3) Once a match is made, jump to word5 on the same line and check to see if the string of words at the end (e.g. after num3) is equal. (I don't care about the number of words after num3--if there are 20 words in both files, the 20 words must match and be in the same order.) If unequal, print it!

I have included the fledgling beginnings of some code I have. If someone could recommend what to put in the commented areas, that would be GREAT!
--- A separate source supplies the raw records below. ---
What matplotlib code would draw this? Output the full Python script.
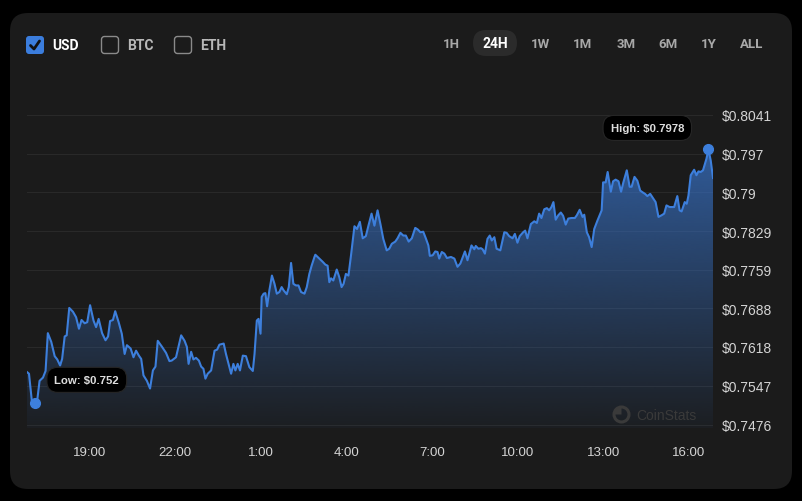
import matplotlib.pyplot as plt
import numpy as np
from matplotlib.patches import FancyBboxPatch, Circle, Wedge
from matplotlib.colors import to_rgb

# price over the last 24h, time in hours (19 = 19:00 yesterday, 25 = 1:00 today)
hours = [16.81, 16.88, 16.98, 17.08, 17.16, 17.25, 17.37, 17.46, 17.54, 17.66,
         17.78, 17.87, 17.97, 18.04, 18.13, 18.20, 18.29, 18.42, 18.53, 18.63,
         18.72, 18.83, 18.92, 19.02, 19.14, 19.23, 19.32, 19.44, 19.56, 19.65,
         19.72, 19.82, 19.90, 20.02, 20.13, 20.23, 20.31, 20.44, 20.54, 20.63,
         20.73, 20.81, 20.89, 21.01, 21.12, 21.22, 21.31, 21.39, 21.54, 21.68,
         21.80, 21.88, 22.03, 22.21, 22.33, 22.41, 22.47, 22.56, 22.64, 22.73,
         22.83, 22.91, 22.99, 23.06, 23.14, 23.26, 23.38, 23.47, 23.55, 23.70,
         23.78, 23.90, 23.96, 24.04, 24.11, 24.19, 24.27, 24.37, 24.48, 24.60,
         24.72, 24.78, 24.86, 24.92, 24.99, 25.03, 25.10, 25.16, 25.22, 25.30,
         25.39, 25.48, 25.56, 25.65, 25.73, 25.80, 25.91, 25.98, 26.06, 26.14,
         26.23, 26.32, 26.41, 26.53, 26.61, 26.70, 26.78, 26.88, 26.91, 27.03,
         27.17, 27.26, 27.34, 27.40, 27.46, 27.54, 27.66, 27.75, 27.83, 27.90,
         27.98, 28.07, 28.16, 28.28, 28.37, 28.47, 28.57, 28.68, 28.77, 28.88,
         28.98, 29.09, 29.19, 29.29, 29.41, 29.50, 29.59, 29.71, 29.79, 29.89,
         29.99, 30.08, 30.18, 30.29, 30.41, 30.50, 30.59, 30.69, 30.78, 30.87,
         30.92, 31.02, 31.11, 31.19, 31.25, 31.34, 31.43, 31.52, 31.66, 31.78,
         31.89, 31.99, 32.15, 32.24, 32.38, 32.48, 32.53, 32.62, 32.71, 32.77,
         32.85, 32.94, 33.02, 33.09, 33.18, 33.26, 33.39, 33.53, 33.61, 33.70,
         33.82, 33.90, 33.99, 34.07, 34.19, 34.26, 34.34, 34.46, 34.58, 34.67,
         34.75, 34.83, 34.93, 35.02, 35.10, 35.18, 35.25, 35.33, 35.42, 35.51,
         35.59, 35.68, 35.77, 35.88, 36.00, 36.07, 36.17, 36.27, 36.33, 36.42,
         36.50, 36.59, 36.68, 36.79, 36.94, 36.99, 37.08, 37.15, 37.26, 37.34,
         37.43, 37.53, 37.62, 37.70, 37.82, 37.92, 37.99, 38.09, 38.19, 38.29,
         38.37, 38.46, 38.54, 38.64, 38.74, 38.83, 38.93, 39.04, 39.13, 39.21,
         39.32, 39.48, 39.59, 39.67, 39.74, 39.85, 39.92, 39.98, 40.06, 40.18,
         40.26, 40.33, 40.41, 40.49, 40.61, 40.68, 40.76, 40.84]
price = [0.7572, 0.7569, 0.7519, 0.7516, 0.7517, 0.7556, 0.7562, 0.7574, 0.7643, 0.7627,
         0.7601, 0.7595, 0.7584, 0.7596, 0.7637, 0.7639, 0.7689, 0.7682, 0.7672, 0.7651,
         0.7667, 0.7661, 0.7663, 0.7694, 0.7666, 0.7654, 0.7669, 0.7643, 0.7630, 0.7637,
         0.7665, 0.7667, 0.7683, 0.7663, 0.7642, 0.7605, 0.7621, 0.7615, 0.7599, 0.7611,
         0.7602, 0.7596, 0.7566, 0.7556, 0.7542, 0.7575, 0.7582, 0.7629, 0.7618, 0.7607,
         0.7592, 0.7593, 0.7599, 0.7639, 0.7629, 0.7618, 0.7587, 0.7609, 0.7595, 0.7598,
         0.7593, 0.7582, 0.7578, 0.7560, 0.7569, 0.7575, 0.7611, 0.7613, 0.7622, 0.7624,
         0.7605, 0.7581, 0.7569, 0.7587, 0.7575, 0.7587, 0.7575, 0.7602, 0.7601, 0.7581,
         0.7574, 0.7605, 0.7666, 0.7669, 0.7642, 0.7709, 0.7715, 0.7716, 0.7692, 0.7721,
         0.7748, 0.7733, 0.7715, 0.7718, 0.7727, 0.7721, 0.7714, 0.7727, 0.7771, 0.7733,
         0.7730, 0.7730, 0.7718, 0.7715, 0.7727, 0.7751, 0.7766, 0.7782, 0.7786, 0.7780,
         0.7773, 0.7768, 0.7766, 0.7736, 0.7743, 0.7739, 0.7759, 0.7745, 0.7727, 0.7733,
         0.7751, 0.7748, 0.7785, 0.7838, 0.7833, 0.7846, 0.7816, 0.7820, 0.7839, 0.7861,
         0.7839, 0.7867, 0.7842, 0.7815, 0.7794, 0.7797, 0.7806, 0.7810, 0.7816, 0.7826,
         0.7821, 0.7821, 0.7810, 0.7816, 0.7835, 0.7832, 0.7827, 0.7828, 0.7816, 0.7803,
         0.7784, 0.7785, 0.7792, 0.7791, 0.7779, 0.7791, 0.7788, 0.7780, 0.7782, 0.7779,
         0.7764, 0.7770, 0.7792, 0.7776, 0.7803, 0.7796, 0.7802, 0.7797, 0.7798, 0.7796,
         0.7788, 0.7815, 0.7821, 0.7812, 0.7818, 0.7797, 0.7794, 0.7827, 0.7826, 0.7820,
         0.7816, 0.7824, 0.7808, 0.7820, 0.7827, 0.7830, 0.7816, 0.7842, 0.7847, 0.7844,
         0.7861, 0.7853, 0.7869, 0.7871, 0.7867, 0.7873, 0.7882, 0.7850, 0.7858, 0.7863,
         0.7857, 0.7841, 0.7852, 0.7853, 0.7853, 0.7858, 0.7868, 0.7855, 0.7859, 0.7827,
         0.7818, 0.7800, 0.7833, 0.7848, 0.7867, 0.7918, 0.7918, 0.7937, 0.7901, 0.7920,
         0.7923, 0.7920, 0.7901, 0.7918, 0.7940, 0.7910, 0.7910, 0.7928, 0.7921, 0.7903,
         0.7900, 0.7897, 0.7893, 0.7897, 0.7889, 0.7882, 0.7855, 0.7858, 0.7861, 0.7876,
         0.7873, 0.7873, 0.7893, 0.7867, 0.7865, 0.7882, 0.7879, 0.7894, 0.7931, 0.7941,
         0.7931, 0.7938, 0.7937, 0.7940, 0.7961, 0.7978, 0.7958, 0.7926]

y_ticks = [0.7476, 0.7547, 0.7618, 0.7688, 0.7759, 0.7829, 0.7900, 0.7970, 0.8041]
y_labels = ['$0.7476', '$0.7547', '$0.7618', '$0.7688', '$0.7759',
            '$0.7829', '$0.79', '$0.797', '$0.8041']
x_ticks = [19, 22, 25, 28, 31, 34, 37, 40]
x_labels = ['19:00', '22:00', '1:00', '4:00', '7:00', '10:00', '13:00', '16:00']
currencies = ['USD', 'BTC', 'ETH']
ranges = ['1H', '24H', '1W', '1M', '3M', '6M', '1Y', 'ALL']

BG = '#1b1b1b'
LINE = '#3d7fdc'
TXT = '#d4d4d4'

fig = plt.figure(figsize=(8.02, 5.02), dpi=100, facecolor='black')

# pixel-space background layer
bg = fig.add_axes([0, 0, 1, 1], zorder=0)
bg.set_xlim(0, 802)
bg.set_ylim(502, 0)
bg.axis('off')
bg.add_patch(FancyBboxPatch((10, 14), 782, 476, boxstyle='round,pad=0,rounding_size=18',
                            fc=BG, ec='none'))

# currency checkboxes
box_x = [26, 101, 174]
for i, (name, bx) in enumerate(zip(currencies, box_x)):
    if i == 0:
        bg.add_patch(FancyBboxPatch((bx, 37), 18, 18, boxstyle='round,pad=0,rounding_size=3',
                                    fc='#3b7ddd', ec='none'))
        bg.plot([bx + 4.5, bx + 8, bx + 13.5], [46.5, 50, 42], color='#111111', lw=2,
                solid_capstyle='round')
        bg.text(bx + 26, 46, name, color='white', fontsize=10, fontweight='bold',
                family='Roboto', va='center', ha='left')
    else:
        bg.add_patch(FancyBboxPatch((bx + 0.5, 37.5), 17, 17, boxstyle='round,pad=0,rounding_size=3',
                                    fc='none', ec='#8a8a8a', lw=1))
        bg.text(bx + 26, 46, name, color='#b8b8b8', fontsize=10, fontweight='bold',
                family='Roboto', va='center', ha='left')

# time range buttons
range_x = [451, 495, 540, 583, 626, 668, 709, 752]
for name, cx in zip(ranges, range_x):
    if name == '24H':
        bg.add_patch(FancyBboxPatch((473, 31), 44, 26, boxstyle='round,pad=0,rounding_size=13',
                                    fc='#2b2b2b', ec='none'))
        bg.text(cx, 44.5, name, color='white', fontsize=10, fontweight='bold',
                family='Roboto', ha='center', va='center')
    else:
        bg.text(cx, 44.5, name, color='#a8a8a8', fontsize=9.5, fontweight='bold',
                family='Roboto', ha='center', va='center')

# chart
ax = fig.add_axes([27 / 802, 73 / 502, 686 / 802, 318 / 502], zorder=1)
ax.set_facecolor('none')
y0, y1 = 0.7470, 0.8050
x0, x1 = hours[0], hours[-1]

poly = ax.fill_between(hours, price, y0, color='none', lw=0)
grad = np.zeros((256, 1, 4))
grad[:, 0, :3] = to_rgb('#3a78d2')
grad[:, 0, 3] = np.linspace(0.04, 0.78, 256)
im = ax.imshow(grad, extent=[x0, x1, y0, y1], origin='lower', aspect='auto',
               interpolation='bicubic', zorder=2)
im.set_clip_path(poly.get_paths()[0], transform=ax.transData)

ax.plot(hours, price, color=LINE, lw=1.5, zorder=3, solid_joinstyle='round')

i_hi = int(np.argmax(price))
i_lo = int(np.argmin(price))
ax.plot(hours[i_hi], price[i_hi], 'o', ms=7, color=LINE, zorder=4)
ax.plot(hours[i_lo], price[i_lo], 'o', ms=7, color=LINE, zorder=4)

pill = dict(boxstyle='round,pad=0.66,rounding_size=0.95', fc='black', ec='#262626', lw=0.8)
ax.annotate(f'High: ${round(price[i_hi], 4):g}', xy=(hours[i_hi], price[i_hi]),
            xytext=(-44, 15.5), textcoords='offset points', ha='center', va='center',
            fontsize=8.2, fontweight='bold', color='#dddddd', family='Liberation Sans',
            bbox=pill, zorder=5)
ax.annotate(f'Low: ${round(price[i_lo], 3):g}', xy=(hours[i_lo], price[i_lo]),
            xytext=(37.5, 16.5), textcoords='offset points', ha='center', va='center',
            fontsize=8.2, fontweight='bold', color='#dddddd', family='Liberation Sans',
            bbox=pill, zorder=5)

ax.set_xlim(x0, x1)
ax.set_ylim(y0, y1)
ax.set_yticks(y_ticks)
ax.set_yticklabels(y_labels)
ax.set_xticks(x_ticks)
ax.set_xticklabels(x_labels)
ax.yaxis.tick_right()
ax.tick_params(axis='y', length=0, pad=6, labelsize=10, labelcolor=TXT)
ax.tick_params(axis='x', length=0, pad=13, labelsize=9.5, labelcolor=TXT)
for lab in ax.get_xticklabels() + ax.get_yticklabels():
    lab.set_family('Liberation Sans')
ax.grid(axis='y', color='#292929', lw=0.8)
ax.grid(axis='x', visible=False)
for s in ax.spines.values():
    s.set_visible(False)

# watermark on top
top = fig.add_axes([0, 0, 1, 1], zorder=2)
top.set_xlim(0, 802)
top.set_ylim(502, 0)
top.axis('off')
top.patch.set_alpha(0)
top.add_patch(Circle((621.5, 415.5), 7.5, fc='none', ec='#3a3a3a', lw=2.2))
top.add_patch(Wedge((621.5, 415.5), 7.5, 180, 270, fc='#3a3a3a', ec='none'))
top.text(636, 416, 'CoinStats', color='#3a3a3a', fontsize=10, family='Liberation Sans',
         ha='left', va='center')

fig.savefig('out.png', dpi=100, facecolor='black')
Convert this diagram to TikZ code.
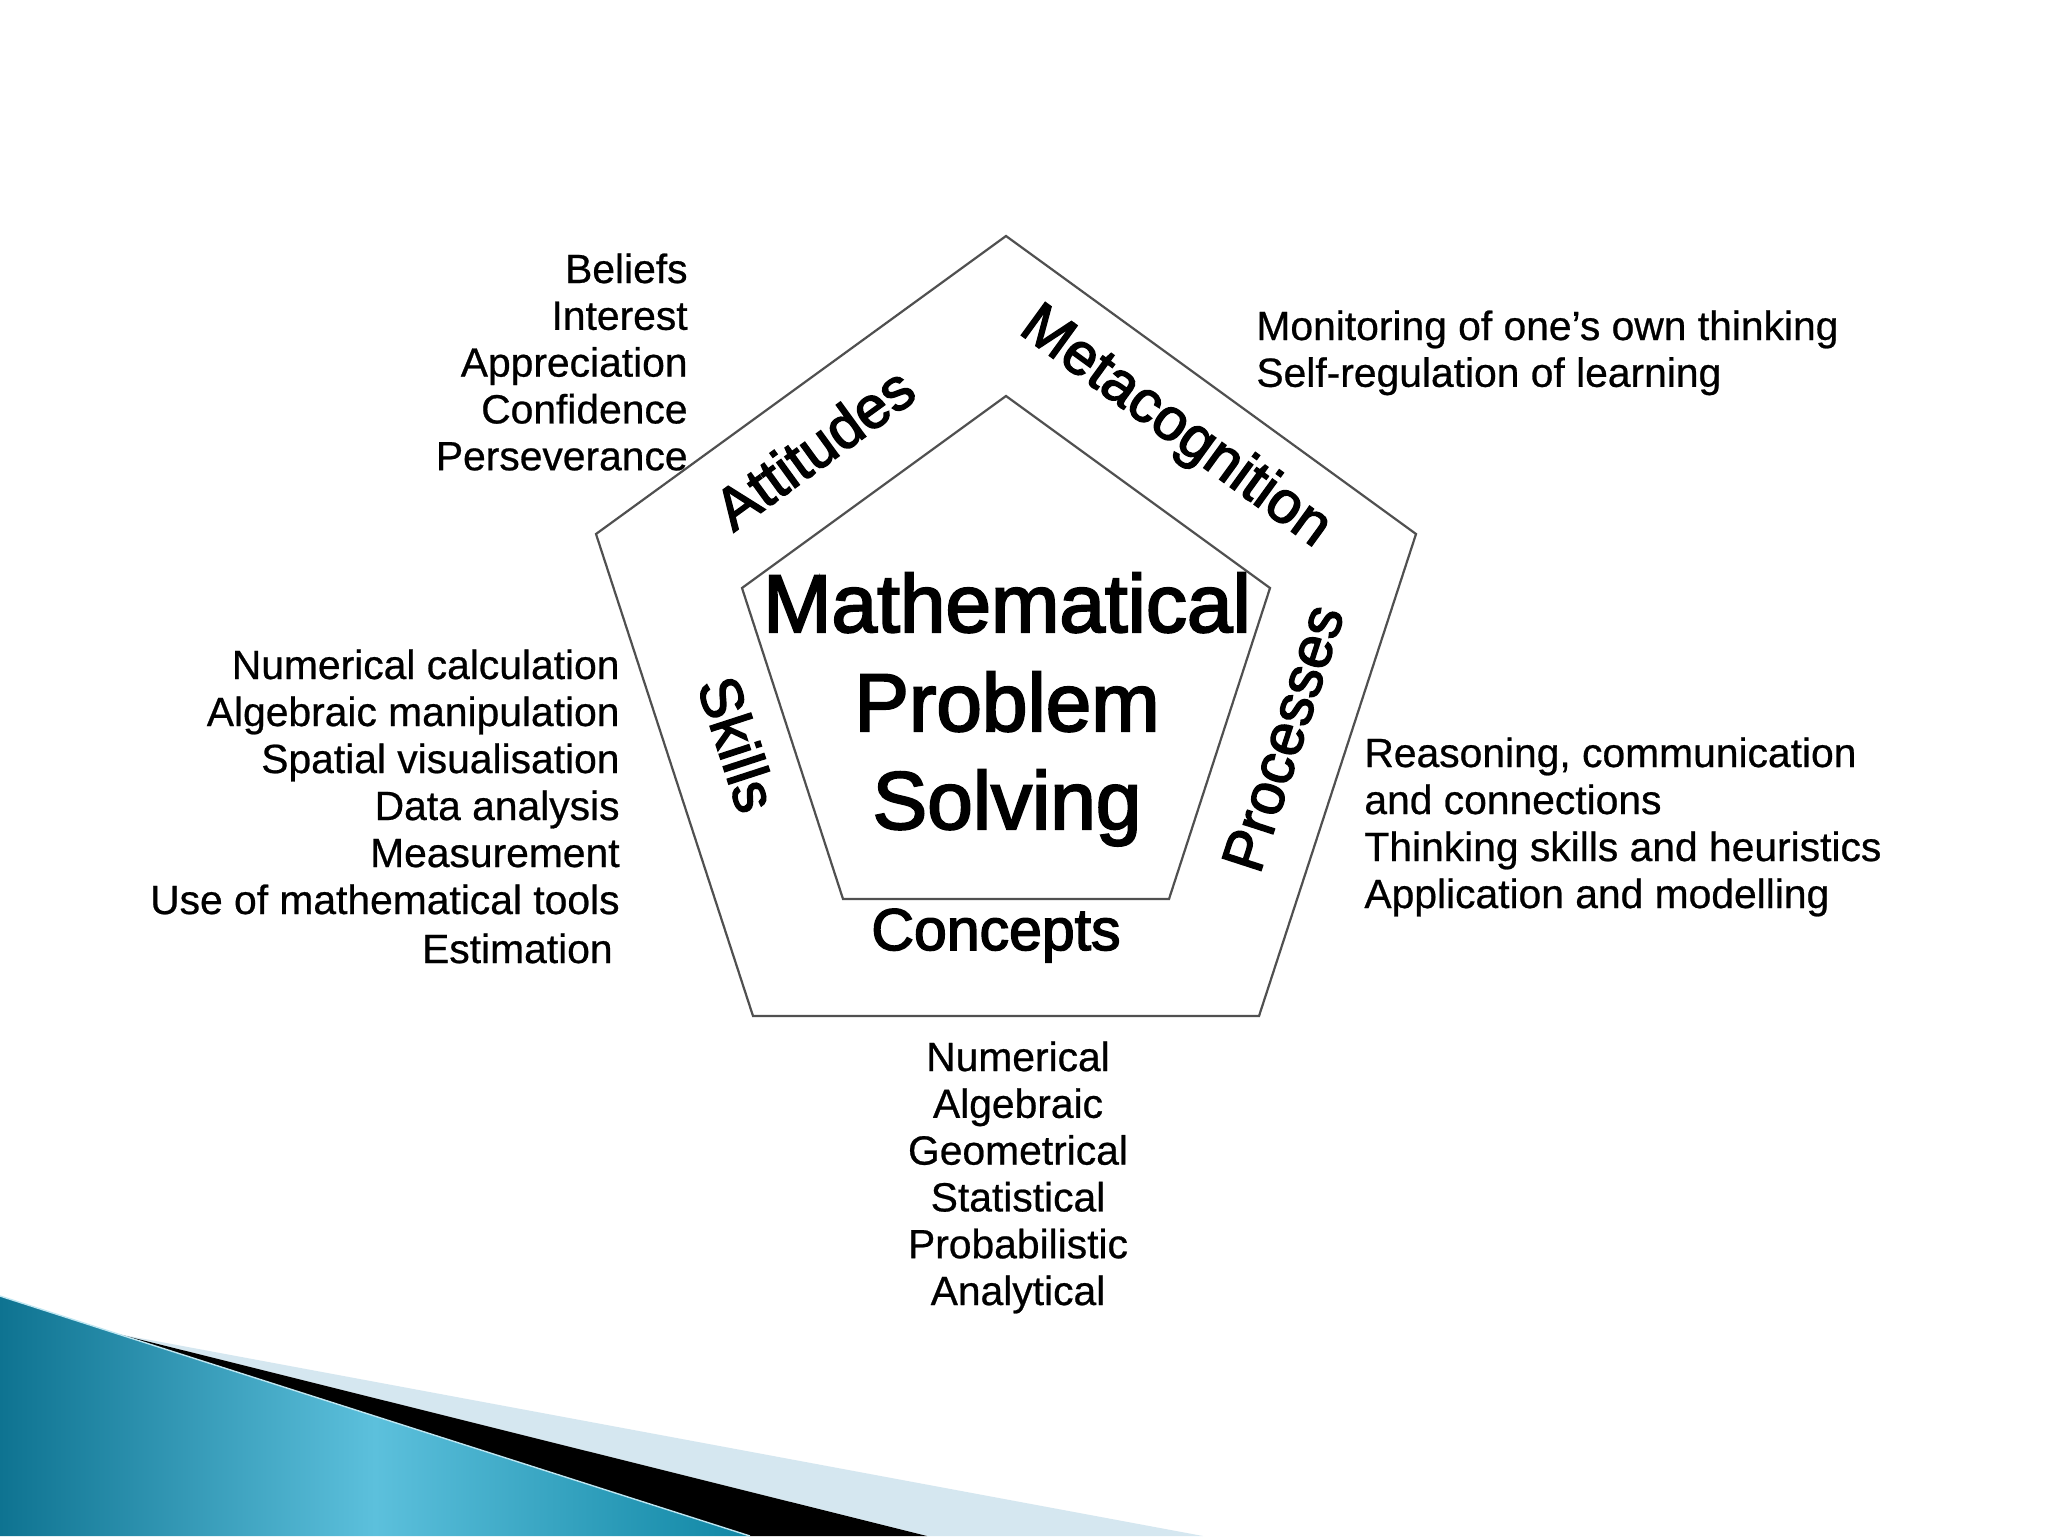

NOTE: doing linear scans over associative arrays is not an option--the files are way too big. That is why I am trying to get hash tables and multiple keys working.

Thank You!

open (IN1s,"$ARGV[0].sum");
open (IN2s,"$ARGV[1].sum");
open (XLOUT,">pt.forxl");
open (ASTONLY,">ast.only");
open (PTONLY,">pt.only");

@in1s = <IN1s>;
@in2s = <IN2s>;

%AstContent = ();

$ln = 0;
while ($in1s[$ln] ne "") {
    chop ($in1s[$ln]);
    @in1sal = split(/\s+/,$in1s[$ln]);
    $astlength = @in1sal; 
    $astlast = $astlength - 1;
    for ($i = 0; $i <= 3; $i++) {
        $AstStartEndWithClocks = join (" ",$AstStartEndWithClocks,$in1
+sal[$i]);
    }
    for ($i = 7; $i <= $astlast; $i++) {
        $AstMasterList = join (" ",$AstMasterList,$in1sal[$i]);
    }
    $AstContent{$AstStartEndWithClocks,$AstMasterList} = @in1sal;
        #
        # I know the above hash table is wrong, but I don't
        # know how to create a table with 2 keys.  In short,
        # take the current list (@in1sal) and assign 2 keys
        # to it.
        #
    $AstStartEndWithClocks = (); # undef in case the
                                 # same pattern of 4
                                 # words comes up again

    $AstMasterList = ();         # undef this because
                                 # its length can change
                                 # from one line to the
                                 # next...
    undef (@in1sal);
    $ln++;
}

%PTContent = ();

$ln = 0;
while ($in2s[$ln] ne "") {
    chop ($in2s[$ln]);
    @in2sal = split(/\s+/,$in2s[$ln]);
    $ptlength = @in2sal; 
    $ptlast = $ptlength - 1;
    for ($i = 0; $i <= 3; $i++) {
        $PTStartEndWithClocks = join (" ",$PTStartEndWithClocks,$in2sa
+l[$i]);
    }
    for ($i = 7; $i <= $ptlast; $i++) {
        $PTMasterList = join (" ",$PTMasterList,$in2sal[$i]);
    }
    $PTContent{$PTStartEndWithClocks,$PTMasterList} = @in2sal;
        #
        # Same deal as above: I know this is wrong but I
        # don't know how to assign 2 keys to the current
        # list (@in2sal)...
        #
    $PTStartEndWithClocks = ();
    $PTMasterList = ();
    undef (@in2sal);
    $ln++;
}

# Parse each hash table (AstContent and PTContent)--when
# AstStartEndWithClocks and PTStartEndWithClocks match,
# print the result to file XLOUT.

# Now, if there was an 
# AstStartEndWithClocks/PTStartEndWithClocks match, check
# to see of $AstMasterList and $PTMasterList match.  If they
# do NOT, print the line to the screen.

# If AstContent's AstStartEndWithClocks cannot be matched
# in PTContent, write the line to the file ASTONLY.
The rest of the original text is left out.